- Teaser poster
- Directed by: Marc Webb
- Written by: Zach Dean
- Produced by: Basil Iwanyk; Erica Lee; Adam Kolbrenner; Zach Dean; Nathan Kahane;
- Starring: Johnny Depp; Madelyn Cline; Penélope Cruz;
- Cinematography: Javier Aguirresarobe
- Edited by: Kevin Greutert; Bomber Hurley Smith;
- Production companies: Thunder Road Films; Infinitum Nihil; Nostromo Pictures;
- Distributed by: Lionsgate
- Release date: March 26, 2027;
- Country: United States
- Language: English

= Day Drinker =

Upcoming film by Marc Webb

Day Drinker is an upcoming American supernatural revenge thriller film directed by Marc Webb and written by Zach Dean. It stars Johnny Depp, Madelyn Cline, and Penélope Cruz.

The film is scheduled to be released in the United States on March 26, 2027.

==Premise==
A private-yacht bartender meets a mysterious day drinker, only for them to be unexpectedly tangled in a criminal underbelly.

==Cast==
- Johnny Depp as Kelly
- Madelyn Cline as Lorna
- Penélope Cruz as Cara Lazaro
- Manu Ríos
- Arón Piper
- Juan Diego Botto
- Anika Boyle

==Production==
In October 2024, it was announced that an action thriller film directed by Marc Webb and written by Zach Dean was in development, with Johnny Depp and Penélope Cruz cast in the lead roles. In February 2025, Madelyn Cline joined the cast. Sydney Sweeney had previously been reported for the part. In April 2025, Manu Ríos, Arón Piper, Juan Diego Botto, and Anika Boyle joined the cast.
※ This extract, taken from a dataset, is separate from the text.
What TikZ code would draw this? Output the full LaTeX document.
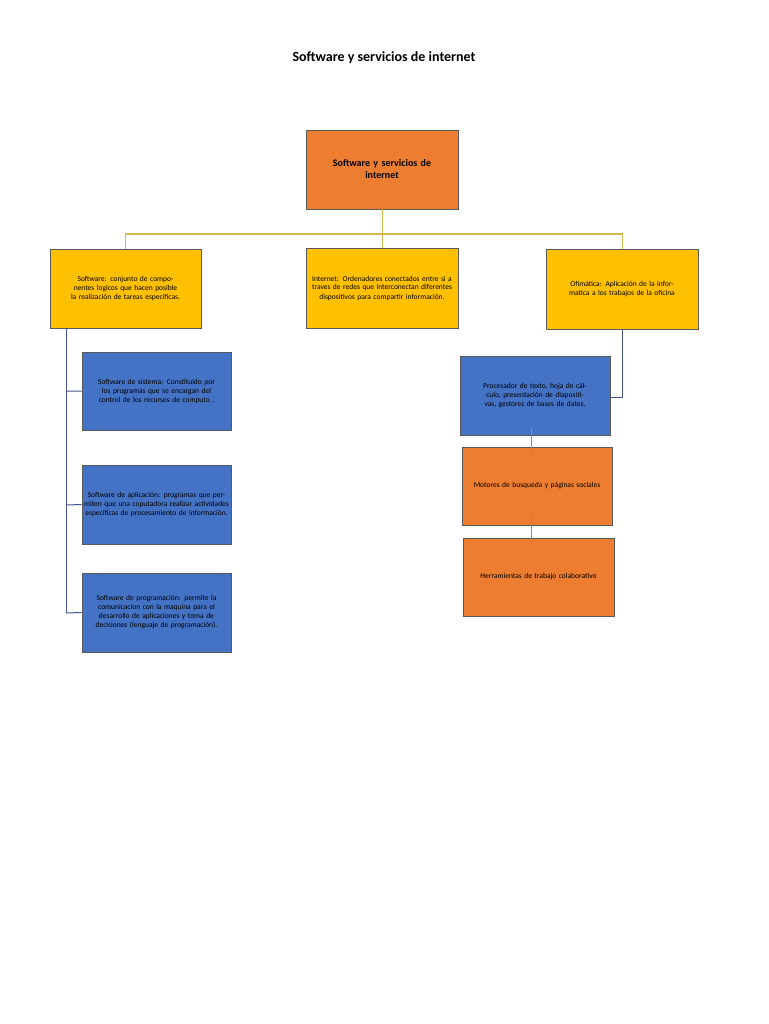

Day Drinker is a Thunder Road, IN.2, and Nostromo production. Principal photography began on April 14, 2025, in Spain. Shooting locations in the island of Tenerife included the Auditorio de Tenerife in Santa Cruz. Filming was previously set to commence in February 2025. Filming wrapped by October 2025.

==Release==
In July 2025, Leone Film Group and Rai Cinema acquired Italian distribution rights to the film from Lionsgate. Diamond Films secured distribution in Spain. Day Drinker is scheduled to be released in the United States on March 26, 2027.